Was it for this? II

Michael Burke06/12/2010

Michael Burke: Ahead of tomorrow's Budget, it may be worth taking stock and posing the question, How did it come to this?

The Irish Times leader column titled Was It for This? caused something of a stir by contrasting the national humiliation of the EU/ECB/IMF landing party to the expression of national independence in 1916. The editorial paints a confused historical picture of how this debacle came about, but the context, and contrast, is not misplaced.

It is clear from the 4-year and wholly misnamed 'Recovery Plan' that the intention is to bind the citizens of this state and their elected representatives to a set of economic, fiscal and social policies that are designed to be wholly immutable. Tomorrow's Budget will fill in the awful details, but the main elements are already in place.

The documents agreed between the government and the international bodies who are actually in charge also make it abundantly clear whose interests are being represented. It is stated that the IMF portion of the package will command an interest rate of just over 3%. If, as stated, the average interest rate is 5.8%, then the EU, non-IMF portion (two-thirds of the total) must be at a rate close to 7%.

It is further stated that, of the €35bn in further funds for the banks, only €10bn is for their immediate recapitalisation- the remainder is for 'contingencies' in the banking sector (which is almost exactly the same as the NPRF's former level of assets, just to underline who it is here that is being protected. It turns out the NPRF was 'rainy day' money for the banking sector, not its contributors.).

This further lifeblood for what are already zombie banks will cost over €1.7bn annually at a 7% interest rate. This annual cost is a large proportion of the planned cuts to current expenditure in December's Budget (€2.09bn), including social welfare, public sector job losses, public sector pensions and 'other expenditure' on goods and services.

Or, it is amost exactly the same as the planned reduction of €1.8bn in govt. capital expenditure.
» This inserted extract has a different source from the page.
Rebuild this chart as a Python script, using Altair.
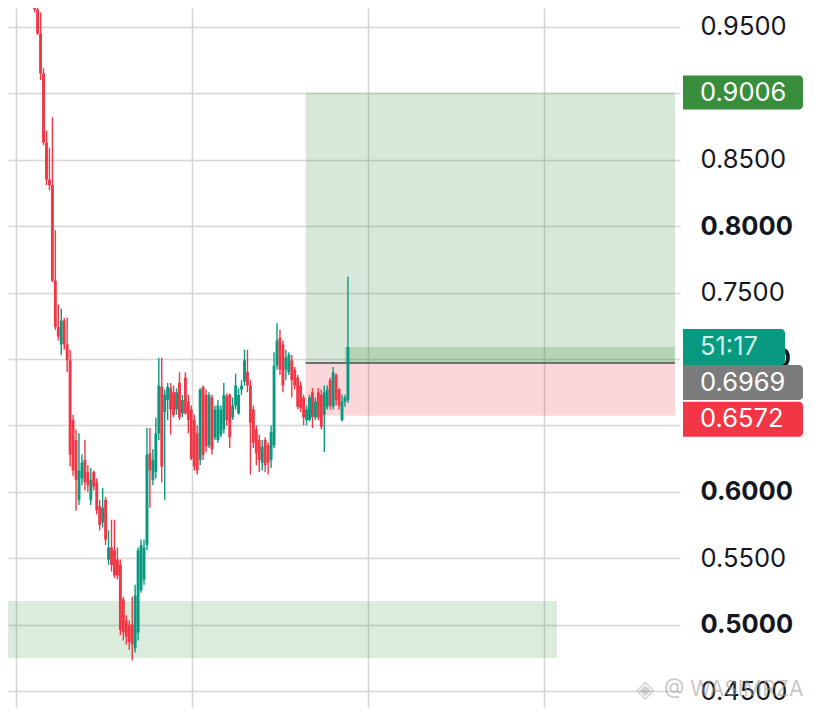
import altair as alt
import pandas as pd

# ---- candle data ----
opens = [0.993, 0.963, 0.945, 0.915, 0.863, 0.835, 0.831, 0.759, 0.724, 0.711,
         0.729, 0.711, 0.699, 0.654, 0.639, 0.594, 0.610, 0.624, 0.615, 0.594,
         0.615, 0.607, 0.589, 0.577, 0.594, 0.549, 0.558, 0.556, 0.549, 0.545,
         0.519, 0.503, 0.500, 0.500, 0.482, 0.494, 0.526, 0.534, 0.560, 0.629,
         0.609, 0.615, 0.644, 0.679, 0.660, 0.669, 0.678, 0.675, 0.662, 0.682,
         0.659, 0.686, 0.668, 0.662, 0.654, 0.644, 0.624, 0.679, 0.673, 0.635,
         0.671, 0.641, 0.639, 0.643, 0.647, 0.672, 0.673, 0.656, 0.665, 0.659,
         0.677, 0.683, 0.690, 0.680, 0.662, 0.647, 0.639, 0.622, 0.639, 0.635,
         0.624, 0.635, 0.695, 0.716, 0.711, 0.692, 0.690, 0.699, 0.692, 0.686,
         0.680, 0.671, 0.654, 0.654, 0.675, 0.656, 0.675, 0.673, 0.658, 0.664,
         0.684, 0.664, 0.688, 0.677, 0.654, 0.668, 0.669]
highs = [1.000, 0.967, 0.961, 0.919, 0.872, 0.859, 0.882, 0.797, 0.741, 0.738,
         0.731, 0.731, 0.707, 0.658, 0.647, 0.644, 0.628, 0.639, 0.620, 0.618,
         0.616, 0.610, 0.594, 0.603, 0.596, 0.571, 0.579, 0.579, 0.558, 0.549,
         0.521, 0.507, 0.503, 0.521, 0.530, 0.558, 0.564, 0.564, 0.648, 0.648,
         0.632, 0.656, 0.701, 0.701, 0.677, 0.682, 0.682, 0.680, 0.678, 0.690,
         0.673, 0.690, 0.673, 0.665, 0.658, 0.650, 0.678, 0.680, 0.677, 0.675,
         0.673, 0.665, 0.669, 0.665, 0.682, 0.674, 0.674, 0.671, 0.689, 0.678,
         0.684, 0.707, 0.707, 0.684, 0.665, 0.650, 0.643, 0.639, 0.641, 0.637,
         0.650, 0.705, 0.727, 0.722, 0.714, 0.707, 0.705, 0.703, 0.694, 0.688,
         0.683, 0.673, 0.665, 0.673, 0.678, 0.671, 0.678, 0.677, 0.680, 0.680,
         0.686, 0.694, 0.689, 0.678, 0.673, 0.673, 0.762]
lows = [0.961, 0.944, 0.910, 0.861, 0.831, 0.827, 0.758, 0.722, 0.714, 0.703,
        0.707, 0.690, 0.619, 0.612, 0.586, 0.590, 0.605, 0.601, 0.600, 0.590,
        0.601, 0.583, 0.571, 0.573, 0.560, 0.545, 0.540, 0.535, 0.534, 0.492,
        0.488, 0.485, 0.481, 0.473, 0.479, 0.488, 0.524, 0.530, 0.556, 0.588,
        0.605, 0.610, 0.639, 0.607, 0.594, 0.654, 0.643, 0.656, 0.658, 0.654,
        0.656, 0.658, 0.644, 0.624, 0.616, 0.613, 0.620, 0.624, 0.630, 0.633,
        0.628, 0.639, 0.637, 0.641, 0.644, 0.650, 0.633, 0.654, 0.662, 0.658,
        0.673, 0.680, 0.675, 0.613, 0.633, 0.620, 0.615, 0.616, 0.615, 0.613,
        0.618, 0.633, 0.692, 0.688, 0.675, 0.684, 0.688, 0.671, 0.677, 0.662,
        0.660, 0.650, 0.650, 0.653, 0.648, 0.654, 0.654, 0.647, 0.630, 0.662,
        0.662, 0.662, 0.665, 0.662, 0.653, 0.664, 0.667]
closes = [0.963, 0.945, 0.915, 0.863, 0.835, 0.831, 0.759, 0.724, 0.717, 0.729,
          0.711, 0.699, 0.628, 0.616, 0.609, 0.616, 0.622, 0.607, 0.605, 0.609,
          0.604, 0.586, 0.575, 0.588, 0.564, 0.558, 0.545, 0.537, 0.537, 0.496,
          0.494, 0.491, 0.487, 0.485, 0.522, 0.556, 0.560, 0.558, 0.628, 0.616,
          0.624, 0.644, 0.680, 0.619, 0.673, 0.679, 0.662, 0.658, 0.675, 0.656,
          0.669, 0.659, 0.654, 0.625, 0.619, 0.616, 0.677, 0.628, 0.634, 0.673,
          0.632, 0.662, 0.665, 0.662, 0.673, 0.654, 0.641, 0.665, 0.680, 0.673,
          0.680, 0.699, 0.680, 0.652, 0.637, 0.629, 0.624, 0.634, 0.620, 0.622,
          0.645, 0.695, 0.714, 0.692, 0.680, 0.701, 0.703, 0.684, 0.680, 0.664,
          0.663, 0.656, 0.662, 0.671, 0.656, 0.668, 0.656, 0.649, 0.675, 0.677,
          0.665, 0.690, 0.669, 0.665, 0.668, 0.671, 0.709]

price_ticks = [0.45, 0.5, 0.55, 0.6, 0.65, 0.7, 0.75, 0.8, 0.85, 0.9, 0.95]
bold_labels = ["0.8000", "0.7000", "0.6000", "0.5000"]
time_grid = [-6.33, 53.33, 112.67, 172.33]
x_domain = [-7.33, 216.67]
y_domain = [0.4372, 0.9643]

target_price = 0.9006
entry_price = 0.6969
stop_price = 0.6572
position_start = 91.67
fill_start = 105
support_low = 0.4749
support_high = 0.5178
support_start = -10
support_end = 176.67
countdown = "51:17"
watermark = "@ WASIMRZA"

GREEN = "#089981"
RED = "#f23645"
GRID = "#d6d6d6"

candles = pd.DataFrame({
    "i": list(range(len(opens))),
    "open": opens, "high": highs, "low": lows, "close": closes,
})

xs = alt.Scale(domain=x_domain, nice=False, zero=False)
ys = alt.Scale(domain=y_domain, nice=False, zero=False)

x_axis = alt.Axis(values=time_grid, labels=False, ticks=False, domain=False,
                  grid=True, gridColor=GRID, gridWidth=1.6, title=None)
y_axis = alt.Axis(orient="right", values=price_ticks, format=".4f", title=None,
                  domain=False, ticks=False, grid=True, gridColor=GRID, gridWidth=1.6,
                  labelFont="Inter", labelFontSize=25.5, labelColor="#131722",
                  labelPadding=20, labelAlign="left", labelBaseline="middle",
                  labelFontWeight={"condition": {"test": "indexof(" + str(bold_labels) + ", datum.label) >= 0",
                                                 "value": "bold"}, "value": "normal"})


def zone(x0, x1, p0, p1, fill, opacity):
    d = pd.DataFrame({"x": [x0], "x2": [x1], "y": [p0], "y2": [p1]})
    return alt.Chart(d).mark_rect(clip=True, fill=fill, opacity=opacity).encode(
        x=alt.X("x:Q", scale=xs, axis=x_axis), x2="x2:Q",
        y=alt.Y("y:Q", scale=ys, axis=y_axis), y2="y2:Q",
    )


zones = (
    zone(support_start, support_end, support_low, support_high, "#388e3c", 0.18)
    + zone(position_start, x_domain[1], entry_price, target_price, "#388e3c", 0.2)
    + zone(position_start, x_domain[1], stop_price, entry_price, RED, 0.2)
    + zone(fill_start, x_domain[1], entry_price, closes[-1], "#388e3c", 0.22)
)

entry_df = pd.DataFrame({"x": [position_start], "x2": [x_domain[1]], "y": [entry_price]})
entry_line = alt.Chart(entry_df).mark_rule(color="#6f6f6f", strokeWidth=2, clip=True).encode(
    x=alt.X("x:Q", scale=xs, axis=x_axis), x2="x2:Q",
    y=alt.Y("y:Q", scale=ys, axis=y_axis),
)

candle_color = alt.condition("datum.close >= datum.open", alt.value(GREEN), alt.value(RED))

wicks = alt.Chart(candles).mark_rule(strokeWidth=1.4, clip=True).encode(
    x=alt.X("i:Q", scale=xs, axis=x_axis),
    y=alt.Y("low:Q", scale=ys, axis=y_axis),
    y2="high:Q",
    color=candle_color,
)
bodies = alt.Chart(candles).mark_bar(size=2.9, clip=True).encode(
    x=alt.X("i:Q", scale=xs, axis=x_axis),
    y=alt.Y("open:Q", scale=ys, axis=y_axis),
    y2="close:Q",
    color=candle_color,
)


def tag(price, text, fill, text_color, right_px, top_off, bottom_off, dy):
    d = pd.DataFrame({"y": [price], "t": [text]})
    box = alt.Chart(d).mark_rect(fill=fill, yOffset=top_off, y2Offset=bottom_off,
                                 cornerRadiusTopRight=4, cornerRadiusBottomRight=4,
                                 clip=False).encode(
        x=alt.value(675), x2=alt.value(right_px),
        y=alt.Y("y:Q", scale=ys, axis=y_axis), y2="y:Q",
    )
    txt = alt.Chart(d).mark_text(align="left", baseline="middle", font="Inter",
                                 fontSize=25.5, color=text_color, dy=dy, clip=False).encode(
        x=alt.value(692), y=alt.Y("y:Q", scale=ys, axis=y_axis), text="t:N",
    )
    return box + txt


tags = (
    tag(target_price, f"{target_price:.4f}", "#388e3c", "#ffffff", 795, -17, 17, 0)
    + tag(closes[-1], countdown, GREEN, "#cdeee6", 777, -18, 18, 0)
    + tag(entry_price, f"{entry_price:.4f}", "#7b7b7b", "#ffffff", 795, 2, 37, 19.5)
    + tag(stop_price, f"{stop_price:.4f}", RED, "#ffffff", 795, -14, 21, 3.5)
)

wm = alt.Chart(pd.DataFrame({"t": [watermark]})).mark_text(
    align="left", baseline="middle", font="Inter", fontSize=21, color="#9a9a9a",
    opacity=0.55, clip=False).encode(x=alt.value(656), y=alt.value(682), text="t:N")
wm_logo = alt.Chart(pd.DataFrame({"t": ["◈"]})).mark_text(
    align="left", baseline="middle", font="DejaVu Sans", fontSize=24, color="#9a9a9a",
    opacity=0.45, clip=False).encode(x=alt.value(628), y=alt.value(682), text="t:N")

chart = alt.layer(zones, entry_line, wicks, bodies, tags, wm_logo, wm).properties(
    width=672, height=700,
    autosize=alt.AutoSizeParams(type="none"),
    padding={"left": 0, "top": 0, "right": 140, "bottom": 0},
    background="#ffffff",
).configure_view(stroke=None)

chart.save("out.html", embed_options={"renderer": "svg", "actions": False})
Irish taxpayers are being foisted with a near-doubling of the national debt- in the name of debt-reduction. The government aim is to keep alive a failed banking system so that it will not pull the plug on property speculators. But the ultimate beneficiaries are British, German and French banks who will be paid out in full despite the stupidity of their lending and in violation of the free-market principles which they extol. These are the real 'vested interests' which determine policy.

Prophetically, Liam Mellowes once said, "Ireland, if her industries and banks were controlled by foreign capital, would be at the mercy of every breeze that ruffled the surface of the world’s money-markets." His response was, "The Irish Republic stands, therefore, for the ownership of Ireland by the people of Ireland."

The current arrangements are the negation of a Republic.